One of the things I really enjoy doing is exploring research and ideas that are a little outside mainstream marketing – and then seeing if they can be applied back in my world.
It was through that exploration I bumped into the work of Michelle Segar – a researcher into sustainable behaviour change in the areas of health and exercise.
Segar's contention – backed by a ton of research and experience over the last 30 years – is that trying to motivate people to lose weight and exercise to improve their health just doesn't work.
It's too focused on a potential future benefit rather than immediate gratification. And too often it gives people yet another thing to try to cram into their busy lives.
It sounds a lot like trying to motivate people to do regular marketing like writing emails or following up with contacts.
The benefit of more clients happens in the future, and is far from certain. And it's yet another thing that you have to cram into a busy workday.
Segar's work has shown that it's better to get people to focus on the immediate gratification they'll get from exercise – for example feeling better and less stressed – rather than the long-term gains.
And if you can show them how exercise gives them more energy which makes all the other things they've got to do much easier, you're on to a winner.
But I think most importantly when it comes to marketing, Segar's research showed that it's much better to allow people to do the imperfect exercise they enjoy rather than the perfect one they hate. And to allow them to find that exercise they enjoy themselves.

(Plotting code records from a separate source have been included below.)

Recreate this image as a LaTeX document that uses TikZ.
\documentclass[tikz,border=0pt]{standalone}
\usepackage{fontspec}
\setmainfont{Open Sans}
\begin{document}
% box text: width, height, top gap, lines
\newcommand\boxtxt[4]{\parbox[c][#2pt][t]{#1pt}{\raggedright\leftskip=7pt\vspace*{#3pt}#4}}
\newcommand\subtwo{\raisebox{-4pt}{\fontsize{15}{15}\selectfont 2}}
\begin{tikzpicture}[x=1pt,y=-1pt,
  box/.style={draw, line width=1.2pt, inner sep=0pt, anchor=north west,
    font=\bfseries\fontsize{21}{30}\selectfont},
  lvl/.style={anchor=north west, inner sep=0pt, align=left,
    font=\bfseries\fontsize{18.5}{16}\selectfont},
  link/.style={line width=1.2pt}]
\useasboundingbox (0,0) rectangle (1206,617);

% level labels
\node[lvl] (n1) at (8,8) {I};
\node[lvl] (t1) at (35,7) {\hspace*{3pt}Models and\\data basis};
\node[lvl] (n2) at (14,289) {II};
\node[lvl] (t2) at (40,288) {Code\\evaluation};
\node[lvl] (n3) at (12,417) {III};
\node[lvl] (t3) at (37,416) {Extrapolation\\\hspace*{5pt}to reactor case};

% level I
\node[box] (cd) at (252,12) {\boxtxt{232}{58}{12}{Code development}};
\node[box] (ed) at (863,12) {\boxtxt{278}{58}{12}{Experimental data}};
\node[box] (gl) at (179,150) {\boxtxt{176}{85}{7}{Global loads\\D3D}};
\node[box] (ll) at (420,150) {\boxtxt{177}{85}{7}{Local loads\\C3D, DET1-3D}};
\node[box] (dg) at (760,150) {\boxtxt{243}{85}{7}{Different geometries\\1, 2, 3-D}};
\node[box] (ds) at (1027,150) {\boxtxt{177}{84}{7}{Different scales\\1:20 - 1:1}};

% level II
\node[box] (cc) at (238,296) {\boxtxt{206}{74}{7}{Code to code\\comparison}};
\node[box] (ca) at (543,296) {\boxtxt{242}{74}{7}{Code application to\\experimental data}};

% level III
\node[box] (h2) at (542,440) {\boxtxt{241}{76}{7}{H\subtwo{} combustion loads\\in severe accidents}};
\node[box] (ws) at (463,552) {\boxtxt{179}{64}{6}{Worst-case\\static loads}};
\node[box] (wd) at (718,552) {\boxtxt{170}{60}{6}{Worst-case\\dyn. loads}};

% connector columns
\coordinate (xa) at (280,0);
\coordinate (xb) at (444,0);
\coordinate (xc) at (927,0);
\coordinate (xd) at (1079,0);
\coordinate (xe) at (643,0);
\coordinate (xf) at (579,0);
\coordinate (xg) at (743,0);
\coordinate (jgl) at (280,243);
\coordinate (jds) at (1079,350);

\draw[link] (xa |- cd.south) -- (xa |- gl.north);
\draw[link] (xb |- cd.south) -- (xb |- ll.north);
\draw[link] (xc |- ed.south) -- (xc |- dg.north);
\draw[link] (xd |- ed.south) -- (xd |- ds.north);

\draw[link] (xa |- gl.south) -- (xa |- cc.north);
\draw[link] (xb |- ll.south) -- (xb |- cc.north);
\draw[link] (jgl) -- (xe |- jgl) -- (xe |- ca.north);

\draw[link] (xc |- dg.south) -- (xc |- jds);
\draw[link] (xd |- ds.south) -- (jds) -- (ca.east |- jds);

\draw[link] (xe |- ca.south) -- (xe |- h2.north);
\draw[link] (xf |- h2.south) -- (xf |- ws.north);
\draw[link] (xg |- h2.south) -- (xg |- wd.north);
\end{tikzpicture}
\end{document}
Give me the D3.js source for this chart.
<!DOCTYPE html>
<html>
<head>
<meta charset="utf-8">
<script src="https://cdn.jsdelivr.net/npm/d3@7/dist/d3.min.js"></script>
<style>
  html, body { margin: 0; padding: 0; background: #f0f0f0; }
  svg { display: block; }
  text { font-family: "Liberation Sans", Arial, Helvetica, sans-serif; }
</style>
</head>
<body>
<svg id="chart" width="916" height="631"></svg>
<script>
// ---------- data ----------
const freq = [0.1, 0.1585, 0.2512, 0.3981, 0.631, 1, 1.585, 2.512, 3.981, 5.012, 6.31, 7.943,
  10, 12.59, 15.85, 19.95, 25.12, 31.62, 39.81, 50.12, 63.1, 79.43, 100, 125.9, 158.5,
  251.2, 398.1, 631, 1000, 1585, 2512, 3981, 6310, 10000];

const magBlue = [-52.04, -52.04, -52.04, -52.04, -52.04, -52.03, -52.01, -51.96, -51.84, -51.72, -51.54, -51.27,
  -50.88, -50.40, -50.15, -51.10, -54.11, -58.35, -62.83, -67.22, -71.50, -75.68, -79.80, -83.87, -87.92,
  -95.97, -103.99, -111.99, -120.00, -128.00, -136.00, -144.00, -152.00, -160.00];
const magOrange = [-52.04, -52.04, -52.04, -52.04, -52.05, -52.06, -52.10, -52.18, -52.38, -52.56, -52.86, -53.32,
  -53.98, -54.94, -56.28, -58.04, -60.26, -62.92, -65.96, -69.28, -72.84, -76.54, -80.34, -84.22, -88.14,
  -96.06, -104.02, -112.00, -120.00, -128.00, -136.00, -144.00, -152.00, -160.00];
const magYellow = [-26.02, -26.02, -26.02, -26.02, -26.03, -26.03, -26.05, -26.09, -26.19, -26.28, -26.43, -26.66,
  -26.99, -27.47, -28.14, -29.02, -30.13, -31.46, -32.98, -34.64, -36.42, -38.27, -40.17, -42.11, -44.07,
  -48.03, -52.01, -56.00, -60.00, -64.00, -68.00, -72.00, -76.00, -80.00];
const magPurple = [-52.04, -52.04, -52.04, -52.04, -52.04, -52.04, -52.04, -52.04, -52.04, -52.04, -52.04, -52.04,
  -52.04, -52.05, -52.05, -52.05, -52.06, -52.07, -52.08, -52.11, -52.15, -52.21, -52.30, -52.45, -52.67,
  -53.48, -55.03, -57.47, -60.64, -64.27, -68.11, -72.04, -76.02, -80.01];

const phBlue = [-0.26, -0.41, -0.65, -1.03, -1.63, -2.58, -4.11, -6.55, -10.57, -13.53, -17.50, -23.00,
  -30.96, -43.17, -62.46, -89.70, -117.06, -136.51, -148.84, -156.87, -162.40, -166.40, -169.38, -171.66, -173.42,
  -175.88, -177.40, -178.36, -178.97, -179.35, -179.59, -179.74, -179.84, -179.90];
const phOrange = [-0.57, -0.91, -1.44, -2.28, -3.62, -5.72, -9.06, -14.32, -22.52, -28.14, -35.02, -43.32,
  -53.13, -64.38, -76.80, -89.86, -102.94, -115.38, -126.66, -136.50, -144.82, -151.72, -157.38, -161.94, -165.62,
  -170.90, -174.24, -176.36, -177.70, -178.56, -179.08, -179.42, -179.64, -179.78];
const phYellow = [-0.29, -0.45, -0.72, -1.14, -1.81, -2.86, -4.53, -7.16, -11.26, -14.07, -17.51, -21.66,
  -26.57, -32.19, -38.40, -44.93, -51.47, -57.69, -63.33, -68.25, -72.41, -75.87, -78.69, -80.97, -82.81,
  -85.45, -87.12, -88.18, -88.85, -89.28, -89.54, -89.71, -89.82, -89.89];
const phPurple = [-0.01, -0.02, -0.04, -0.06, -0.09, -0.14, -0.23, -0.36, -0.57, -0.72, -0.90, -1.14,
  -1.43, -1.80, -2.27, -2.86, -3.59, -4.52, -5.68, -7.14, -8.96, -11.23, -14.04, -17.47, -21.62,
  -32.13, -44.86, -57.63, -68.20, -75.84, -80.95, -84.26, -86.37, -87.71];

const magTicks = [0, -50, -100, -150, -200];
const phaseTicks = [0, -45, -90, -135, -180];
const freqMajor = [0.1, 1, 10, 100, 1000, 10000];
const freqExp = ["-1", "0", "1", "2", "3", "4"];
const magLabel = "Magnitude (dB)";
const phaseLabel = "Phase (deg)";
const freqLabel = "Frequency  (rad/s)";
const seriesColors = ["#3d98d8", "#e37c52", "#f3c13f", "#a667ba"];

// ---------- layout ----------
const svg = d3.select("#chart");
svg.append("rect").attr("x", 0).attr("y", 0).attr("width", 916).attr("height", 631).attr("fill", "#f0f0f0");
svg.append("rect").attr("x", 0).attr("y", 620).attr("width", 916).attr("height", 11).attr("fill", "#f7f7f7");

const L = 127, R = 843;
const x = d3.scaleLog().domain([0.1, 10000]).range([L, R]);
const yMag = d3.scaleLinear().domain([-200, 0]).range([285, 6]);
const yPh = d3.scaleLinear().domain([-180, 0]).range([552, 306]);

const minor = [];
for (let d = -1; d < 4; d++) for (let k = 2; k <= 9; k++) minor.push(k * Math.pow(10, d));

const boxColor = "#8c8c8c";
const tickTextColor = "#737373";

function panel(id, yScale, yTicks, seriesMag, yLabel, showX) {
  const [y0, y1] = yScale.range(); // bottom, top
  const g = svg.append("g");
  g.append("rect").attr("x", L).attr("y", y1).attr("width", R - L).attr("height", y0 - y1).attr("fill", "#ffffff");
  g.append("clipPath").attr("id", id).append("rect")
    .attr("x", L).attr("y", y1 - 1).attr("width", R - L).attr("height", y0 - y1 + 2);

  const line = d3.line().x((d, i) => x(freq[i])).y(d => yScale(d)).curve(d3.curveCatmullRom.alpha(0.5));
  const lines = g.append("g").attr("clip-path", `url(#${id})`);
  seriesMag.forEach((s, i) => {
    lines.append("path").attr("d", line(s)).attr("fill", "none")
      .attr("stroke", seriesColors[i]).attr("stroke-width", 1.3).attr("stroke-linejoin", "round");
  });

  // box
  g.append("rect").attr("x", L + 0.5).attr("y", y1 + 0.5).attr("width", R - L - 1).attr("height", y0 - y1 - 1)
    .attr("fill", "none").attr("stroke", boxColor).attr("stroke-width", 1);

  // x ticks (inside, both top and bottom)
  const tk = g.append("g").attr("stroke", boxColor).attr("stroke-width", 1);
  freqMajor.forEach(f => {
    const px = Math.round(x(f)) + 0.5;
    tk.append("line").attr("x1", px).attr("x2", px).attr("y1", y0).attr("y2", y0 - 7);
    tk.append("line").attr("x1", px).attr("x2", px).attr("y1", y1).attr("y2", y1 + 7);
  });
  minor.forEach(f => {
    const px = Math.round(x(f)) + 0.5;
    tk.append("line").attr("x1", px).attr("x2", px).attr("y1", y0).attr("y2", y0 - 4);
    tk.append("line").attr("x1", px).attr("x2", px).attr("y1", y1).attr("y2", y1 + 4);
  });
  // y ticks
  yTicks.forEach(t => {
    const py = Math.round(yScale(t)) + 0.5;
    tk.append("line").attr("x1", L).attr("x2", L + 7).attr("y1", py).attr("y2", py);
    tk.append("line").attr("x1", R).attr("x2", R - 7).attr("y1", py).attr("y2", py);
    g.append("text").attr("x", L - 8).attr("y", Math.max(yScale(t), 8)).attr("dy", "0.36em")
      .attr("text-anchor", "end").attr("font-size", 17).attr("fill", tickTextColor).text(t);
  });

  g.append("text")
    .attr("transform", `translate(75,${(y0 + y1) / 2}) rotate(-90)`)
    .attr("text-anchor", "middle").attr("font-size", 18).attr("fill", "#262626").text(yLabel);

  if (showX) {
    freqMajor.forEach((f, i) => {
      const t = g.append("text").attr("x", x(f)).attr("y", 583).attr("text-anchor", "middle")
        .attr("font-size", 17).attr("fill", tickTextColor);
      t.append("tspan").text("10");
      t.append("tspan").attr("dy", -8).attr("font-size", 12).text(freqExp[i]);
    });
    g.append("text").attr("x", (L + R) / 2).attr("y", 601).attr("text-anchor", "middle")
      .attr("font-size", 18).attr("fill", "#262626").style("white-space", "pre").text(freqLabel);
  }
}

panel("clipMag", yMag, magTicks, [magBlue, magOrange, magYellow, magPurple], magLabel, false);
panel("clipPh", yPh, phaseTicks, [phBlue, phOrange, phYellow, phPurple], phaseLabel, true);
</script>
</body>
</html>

In marketing (and business generally) there's way too much “this is the best way to do things” advice.
Often it's done with the best of intentions. Sometimes it's done to sell you a shiny new toy or course.
But none of it is done with the realisation that the only marketing that works is marketing you actually do, and do regularly.
So if you enjoy the third best or the seventh best or second worst way of marketing and you'll keep at it – that could well be the “best” marketing for you.
At least for now.
Segar's research has also shown that starting with a small good habit you can do often leads to taking on something bigger and enjoying that too.
And if you don't enjoy any marketing?
Keep trying different approaches until you find one you do. Or think creatively about how to make something you do enjoy work from a marketing perspective.
Remember at the start I said “One of the things I really enjoy doing is exploring research and ideas that are a little outside mainstream marketing”?
Emails like this and similar content I create are my way of turning that thing I enjoy doing into something that works from a marketing perspective for me.
There will be something you can find for you too.